The active intellect, then, is "immortal," unlike other parts of the human mind. It is "separable" from matter, "unmixed" with anything else. Some commentators, Stephen among them, associate its unceasing and pure intellectual activity with a description of the divine mind that Aristotle ventures in the Metaphysics. The Prime Mover, he says there, is thought thinking itself, and Stephen echoes this definition: "Thought is the thought of thought." The divine or godlike force called the active intellect acts upon human brains to produce thought in them, so moments of penetrating insight can be thought of as "Tranquil brightness . . . sudden, vast, candescent."
Stephen's thought that "the soul is the form of forms" reflects Aristotle's analysis, in On the Soul, of how the human mind actualizes the forms of various intelligible objects within itself. The soul (psyche) is the "form" of the body. Sensation is one form that that form takes, by receiving and processing the sensible forms of objects in the external world. Objects also have intelligible forms and the rational soul can assimilate these forms as well, so that the soul (potentially, temporarily, in the act of thinking) "becomes all things." Stephen seems to be combining this epistemological analysis with the metaphysical language devoted to the active intellect to draw the conclusion that "The soul is in a manner all that is." Like the vast mind called the Prime Mover, in which all things are endlessly contemplated, the human mind can contain all of reality.
The relevance of this speculation, in the mind of the would-be artist, to an epic and encyclopedic literary work like Ulysses is obvious. In A Portrait of the Artist Stephen used a few phrases culled from Thomas Aquinas to articulate three qualities of the "esthetic image." In Ulysses he goes back to Aquinas' inspiration, Aristotle, to think about how the artistic mind, and by extension its literary offspring, can encompass everything.

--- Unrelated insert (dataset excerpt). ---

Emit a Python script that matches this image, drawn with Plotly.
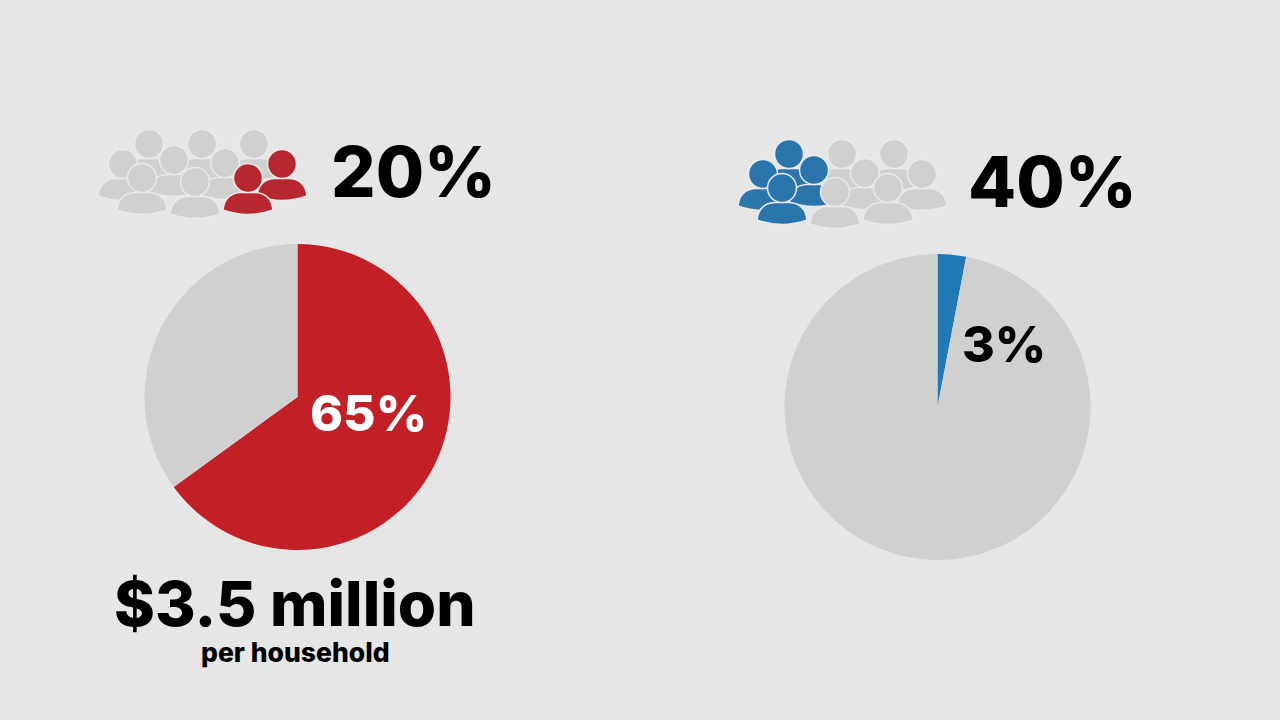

The active intellect was the subject of intense speculation in medieval philosophy, among those who sought to combine Aristotelianism and monotheistic faith. Aquinas defined it as a power within the individual psyche, because he believed in an individual soul that was God-created, God-like, and immortal. But Aristotle did not believe in the survival of the individual mind. He says that the active intellect is "immortal and everlasting," but those very qualities distinguish it from everything organic. "When isolated it is its true self and nothing more": it exists apart from human beings, acts upon their minds to produce thought in them, and survives when they perish. It seems to be some kind of transcendent force, perpetually active, and not an "intermittently" active human faculty. Early Peripatetic and Neoplatonic commentators, some medieval Arabs and Jews like Avicenna, Averroes, and Moses Maimonides, and some medieval Christians as well, responded more perceptively to this aspect of Aristotle's psychology than Aquinas did. They identified the "active" Mind variously as God, or a divine emanation, or a universal mind or soul.